Input rows —

#####

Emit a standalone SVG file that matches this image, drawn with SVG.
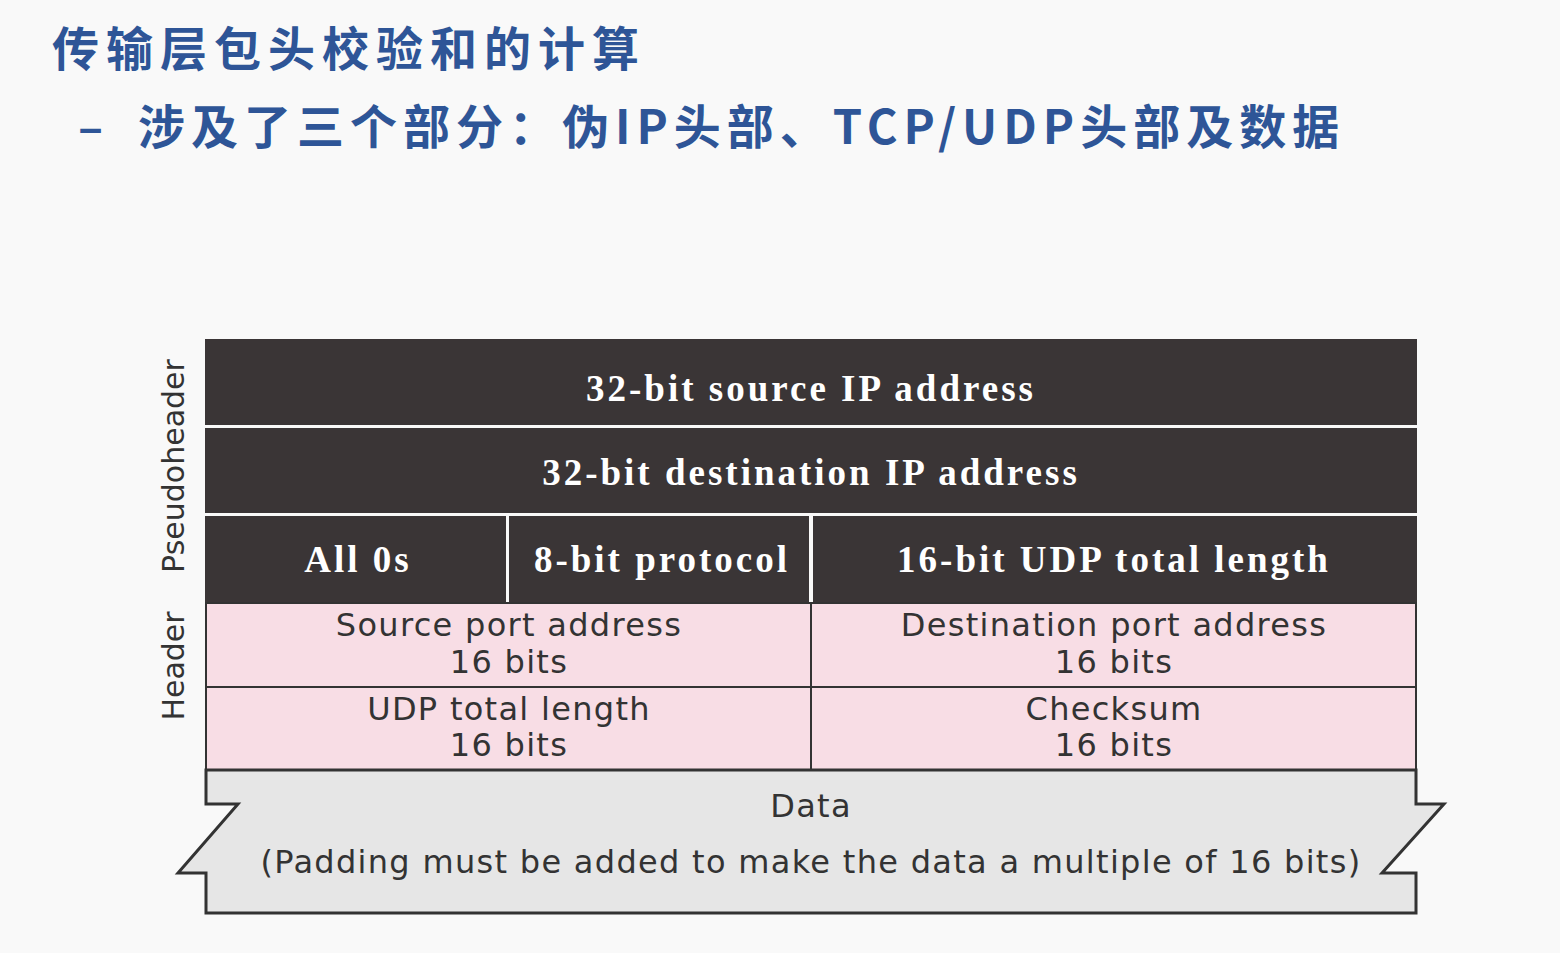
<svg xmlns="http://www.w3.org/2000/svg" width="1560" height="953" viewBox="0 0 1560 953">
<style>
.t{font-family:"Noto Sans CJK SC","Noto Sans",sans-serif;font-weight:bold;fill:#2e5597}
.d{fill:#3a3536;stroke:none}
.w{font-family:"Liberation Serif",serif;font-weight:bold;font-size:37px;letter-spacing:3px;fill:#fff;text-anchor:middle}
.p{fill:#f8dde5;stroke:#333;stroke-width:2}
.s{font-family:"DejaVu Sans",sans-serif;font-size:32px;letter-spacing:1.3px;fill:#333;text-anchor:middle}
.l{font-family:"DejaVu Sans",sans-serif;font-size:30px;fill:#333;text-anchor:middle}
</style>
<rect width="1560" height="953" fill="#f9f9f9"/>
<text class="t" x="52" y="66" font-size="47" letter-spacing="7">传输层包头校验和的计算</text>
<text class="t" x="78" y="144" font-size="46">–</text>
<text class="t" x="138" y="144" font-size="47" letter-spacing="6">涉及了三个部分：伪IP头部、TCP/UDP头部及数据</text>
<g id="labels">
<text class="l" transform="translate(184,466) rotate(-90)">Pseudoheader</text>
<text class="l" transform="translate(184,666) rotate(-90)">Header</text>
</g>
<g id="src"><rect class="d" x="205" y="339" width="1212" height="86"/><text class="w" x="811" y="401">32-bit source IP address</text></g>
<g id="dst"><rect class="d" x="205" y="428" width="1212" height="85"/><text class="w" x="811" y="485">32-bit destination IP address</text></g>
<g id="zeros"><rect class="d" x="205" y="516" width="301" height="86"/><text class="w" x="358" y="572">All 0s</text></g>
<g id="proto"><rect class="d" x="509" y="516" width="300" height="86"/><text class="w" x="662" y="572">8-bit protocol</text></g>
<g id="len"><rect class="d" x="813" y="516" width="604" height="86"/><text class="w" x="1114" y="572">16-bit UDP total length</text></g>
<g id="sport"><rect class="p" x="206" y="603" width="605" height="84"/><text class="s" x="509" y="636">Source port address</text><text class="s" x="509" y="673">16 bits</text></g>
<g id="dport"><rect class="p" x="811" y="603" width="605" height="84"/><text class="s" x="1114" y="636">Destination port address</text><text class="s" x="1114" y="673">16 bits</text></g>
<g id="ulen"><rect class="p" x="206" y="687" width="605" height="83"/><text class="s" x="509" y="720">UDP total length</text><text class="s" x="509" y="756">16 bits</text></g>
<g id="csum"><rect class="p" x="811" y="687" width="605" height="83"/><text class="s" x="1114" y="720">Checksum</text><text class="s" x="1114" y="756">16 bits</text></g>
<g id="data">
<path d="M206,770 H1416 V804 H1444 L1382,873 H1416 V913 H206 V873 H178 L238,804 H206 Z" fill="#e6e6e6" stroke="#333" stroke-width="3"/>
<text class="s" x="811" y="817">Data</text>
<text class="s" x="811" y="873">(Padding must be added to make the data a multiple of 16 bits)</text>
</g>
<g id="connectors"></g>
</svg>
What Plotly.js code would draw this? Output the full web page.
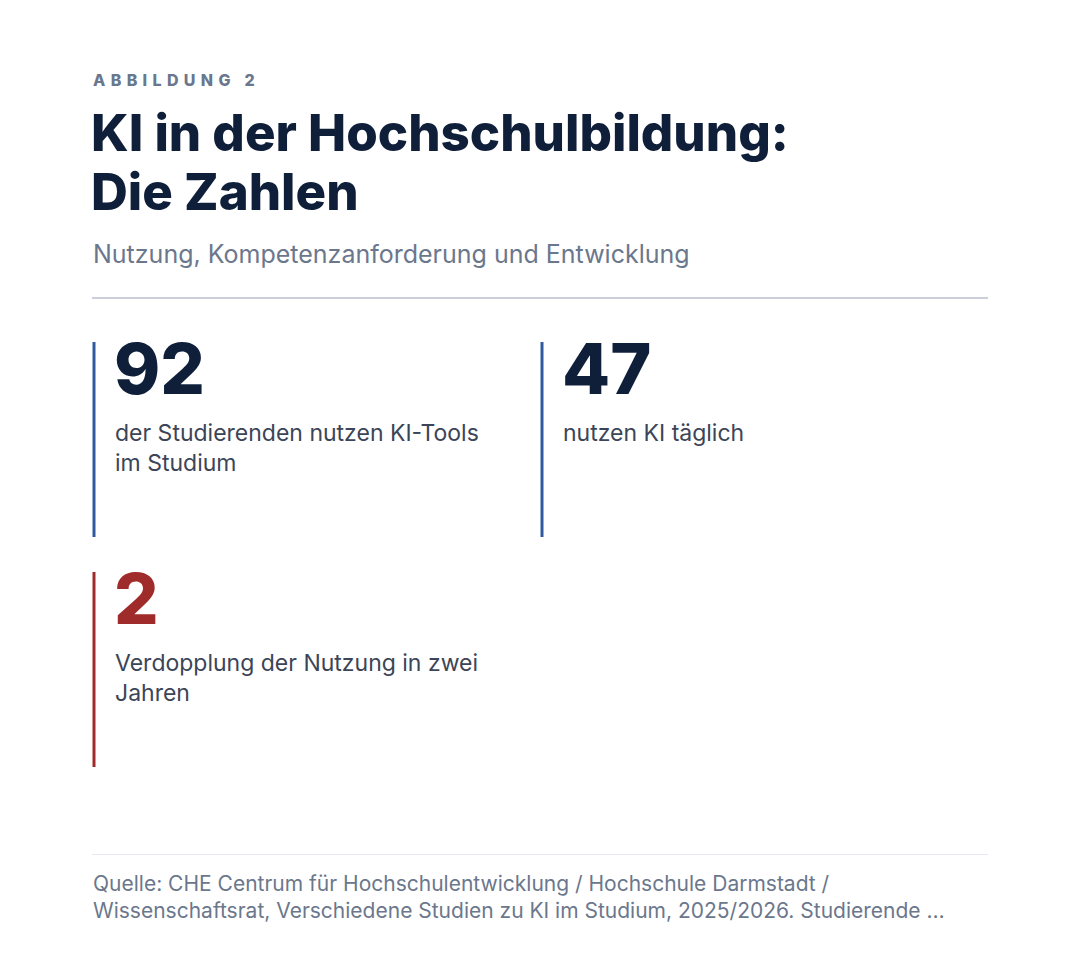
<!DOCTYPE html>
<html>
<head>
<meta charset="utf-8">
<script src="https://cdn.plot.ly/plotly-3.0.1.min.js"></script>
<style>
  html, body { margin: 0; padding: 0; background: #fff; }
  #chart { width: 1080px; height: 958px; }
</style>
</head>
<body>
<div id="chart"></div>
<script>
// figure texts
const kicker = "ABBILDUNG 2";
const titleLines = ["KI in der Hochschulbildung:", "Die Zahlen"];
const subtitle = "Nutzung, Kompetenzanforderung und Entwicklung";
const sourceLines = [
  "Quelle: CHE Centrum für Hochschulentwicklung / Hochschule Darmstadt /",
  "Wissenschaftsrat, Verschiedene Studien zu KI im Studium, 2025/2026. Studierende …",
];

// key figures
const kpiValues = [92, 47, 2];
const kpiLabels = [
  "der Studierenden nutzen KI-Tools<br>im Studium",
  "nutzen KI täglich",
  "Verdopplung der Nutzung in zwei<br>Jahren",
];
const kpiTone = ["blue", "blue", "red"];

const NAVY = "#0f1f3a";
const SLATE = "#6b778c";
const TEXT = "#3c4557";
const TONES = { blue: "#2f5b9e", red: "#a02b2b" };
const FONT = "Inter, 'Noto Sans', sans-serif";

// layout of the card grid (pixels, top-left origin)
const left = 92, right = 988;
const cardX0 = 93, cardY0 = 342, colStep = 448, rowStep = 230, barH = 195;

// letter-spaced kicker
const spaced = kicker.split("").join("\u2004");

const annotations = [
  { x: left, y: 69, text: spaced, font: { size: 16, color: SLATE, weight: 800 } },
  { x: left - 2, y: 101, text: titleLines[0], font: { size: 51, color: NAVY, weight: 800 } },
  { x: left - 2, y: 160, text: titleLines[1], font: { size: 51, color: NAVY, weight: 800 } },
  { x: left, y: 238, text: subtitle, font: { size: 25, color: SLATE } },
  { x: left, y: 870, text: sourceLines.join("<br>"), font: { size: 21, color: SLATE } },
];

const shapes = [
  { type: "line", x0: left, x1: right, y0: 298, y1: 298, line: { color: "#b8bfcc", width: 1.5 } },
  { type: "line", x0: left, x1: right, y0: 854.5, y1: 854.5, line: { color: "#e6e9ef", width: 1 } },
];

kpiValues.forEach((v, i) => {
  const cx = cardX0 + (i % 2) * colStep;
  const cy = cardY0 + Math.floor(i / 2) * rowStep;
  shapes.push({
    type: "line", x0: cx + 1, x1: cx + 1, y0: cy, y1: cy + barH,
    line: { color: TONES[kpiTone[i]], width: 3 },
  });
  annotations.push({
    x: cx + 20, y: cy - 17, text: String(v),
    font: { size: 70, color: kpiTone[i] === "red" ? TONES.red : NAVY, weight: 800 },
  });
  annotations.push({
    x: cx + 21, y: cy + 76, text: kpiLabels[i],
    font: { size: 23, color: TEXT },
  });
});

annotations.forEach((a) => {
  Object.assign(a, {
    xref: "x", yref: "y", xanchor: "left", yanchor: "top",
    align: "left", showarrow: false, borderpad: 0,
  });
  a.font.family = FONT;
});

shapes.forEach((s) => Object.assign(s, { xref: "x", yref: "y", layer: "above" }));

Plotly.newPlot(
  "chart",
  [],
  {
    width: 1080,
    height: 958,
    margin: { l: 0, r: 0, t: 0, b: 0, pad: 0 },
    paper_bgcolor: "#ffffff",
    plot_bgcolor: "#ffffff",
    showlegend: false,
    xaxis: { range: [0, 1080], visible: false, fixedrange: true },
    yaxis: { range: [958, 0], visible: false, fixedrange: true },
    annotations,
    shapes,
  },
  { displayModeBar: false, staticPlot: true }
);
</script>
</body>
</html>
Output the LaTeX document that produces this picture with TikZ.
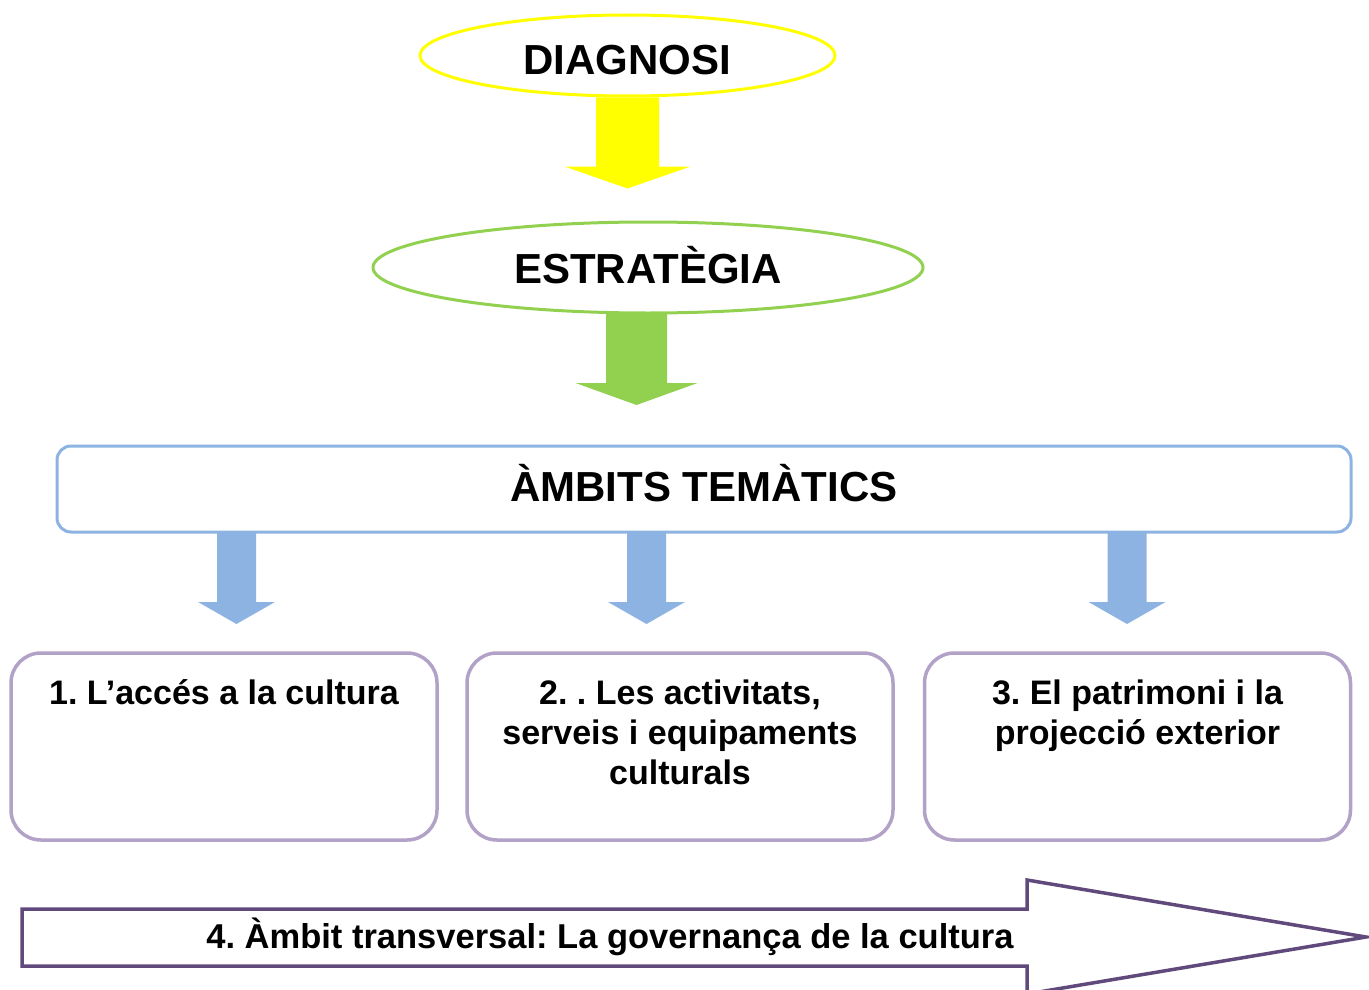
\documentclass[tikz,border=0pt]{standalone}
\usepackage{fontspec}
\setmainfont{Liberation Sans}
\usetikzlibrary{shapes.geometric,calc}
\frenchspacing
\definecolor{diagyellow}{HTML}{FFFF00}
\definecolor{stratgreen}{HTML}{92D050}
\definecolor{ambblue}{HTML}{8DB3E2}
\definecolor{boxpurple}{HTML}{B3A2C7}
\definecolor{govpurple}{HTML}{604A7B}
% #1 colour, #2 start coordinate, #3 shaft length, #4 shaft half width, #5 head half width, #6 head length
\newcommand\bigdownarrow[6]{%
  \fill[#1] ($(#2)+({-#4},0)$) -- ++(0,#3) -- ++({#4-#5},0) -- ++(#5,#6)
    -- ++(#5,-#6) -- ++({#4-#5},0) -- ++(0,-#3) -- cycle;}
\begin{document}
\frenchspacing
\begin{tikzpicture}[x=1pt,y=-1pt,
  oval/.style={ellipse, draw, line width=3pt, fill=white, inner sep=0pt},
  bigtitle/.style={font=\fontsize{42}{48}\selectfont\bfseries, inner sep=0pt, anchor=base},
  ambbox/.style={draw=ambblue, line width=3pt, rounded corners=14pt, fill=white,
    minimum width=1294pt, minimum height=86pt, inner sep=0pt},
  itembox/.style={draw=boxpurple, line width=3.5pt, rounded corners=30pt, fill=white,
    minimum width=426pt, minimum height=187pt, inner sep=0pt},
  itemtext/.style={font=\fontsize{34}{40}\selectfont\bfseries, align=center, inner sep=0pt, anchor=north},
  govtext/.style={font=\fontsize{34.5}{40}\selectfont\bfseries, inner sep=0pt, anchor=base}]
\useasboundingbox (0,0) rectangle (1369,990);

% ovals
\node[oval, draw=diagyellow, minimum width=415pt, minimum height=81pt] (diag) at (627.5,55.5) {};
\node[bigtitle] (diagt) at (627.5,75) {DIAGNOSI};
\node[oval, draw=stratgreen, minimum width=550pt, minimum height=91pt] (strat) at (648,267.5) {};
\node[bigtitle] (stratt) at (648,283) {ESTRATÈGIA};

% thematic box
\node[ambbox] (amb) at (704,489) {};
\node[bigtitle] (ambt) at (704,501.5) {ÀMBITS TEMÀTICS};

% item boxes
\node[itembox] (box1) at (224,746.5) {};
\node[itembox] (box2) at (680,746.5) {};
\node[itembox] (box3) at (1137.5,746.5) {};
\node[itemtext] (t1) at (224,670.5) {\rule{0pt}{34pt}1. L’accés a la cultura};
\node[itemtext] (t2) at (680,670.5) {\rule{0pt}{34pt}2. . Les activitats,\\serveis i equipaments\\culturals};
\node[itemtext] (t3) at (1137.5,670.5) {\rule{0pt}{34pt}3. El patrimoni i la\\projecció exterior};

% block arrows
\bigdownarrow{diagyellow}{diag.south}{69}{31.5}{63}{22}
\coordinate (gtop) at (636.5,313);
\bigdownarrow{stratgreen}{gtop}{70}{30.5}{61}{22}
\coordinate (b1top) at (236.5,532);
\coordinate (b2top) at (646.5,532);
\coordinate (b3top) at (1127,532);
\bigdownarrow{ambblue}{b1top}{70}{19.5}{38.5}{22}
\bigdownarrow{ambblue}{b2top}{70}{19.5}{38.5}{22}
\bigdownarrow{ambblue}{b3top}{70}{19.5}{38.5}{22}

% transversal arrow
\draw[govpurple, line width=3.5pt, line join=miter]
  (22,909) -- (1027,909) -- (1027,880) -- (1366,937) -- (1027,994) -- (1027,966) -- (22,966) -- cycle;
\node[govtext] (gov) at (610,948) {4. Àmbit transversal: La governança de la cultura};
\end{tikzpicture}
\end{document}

#####

Stated exercise —
Return every line in the listing that contains the word "Output".

Worked answer —
What Plotly.js code would draw this? Output the full web page.
Output the LaTeX document that produces this picture with TikZ.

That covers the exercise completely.